Faithless Science is Manifestly Bogus
Lincoln Cannon
23 December 2007 (updated 12 September 2024)
So claims Paul Davies in a New York Times editorial, entitled “Taking Science on Faith.” He rightly points out that science relies (faithfully) on premises such as uniformity. And he touches on some influence Christian theology has had on the development of the scientific method.
At the end of the article, Paul suggests that science will continue to rely on faith until it can find system-internal explanations for physical laws. Maybe. But that implies a sort of universe that is far less appealing to the human spirit (at least to THIS human spirit) than one so vast as to require nothing short of eternal faith from those who would discover and create a multiverse of endless possibilities.

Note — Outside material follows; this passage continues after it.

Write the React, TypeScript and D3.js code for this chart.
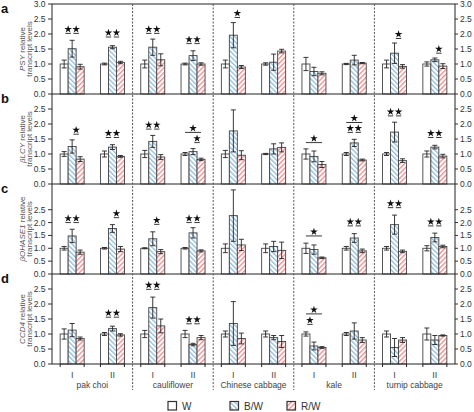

Faith is a tool, a muscle, even a primal technology, which we use in pursuit of knowledge – not instead of or at the expense of knowledge. Those who would situate faith in competition with knowledge or reason are using “faith” to mean something like “willful ignorance” or “superstition” or “anti-rationality,” none of which are faith.
Faith is the will to discover and create. It is the will go beyond what we already know. It is essential to attaining new knowledge.
Without faith, there is no progress and no scientific method. Indeed, we take science on faith. And we attain it on faith, as we take and attain all knowledge on faith.
Where absolute knowledge is impossible, faith is essential to whatever knowledge IS possible.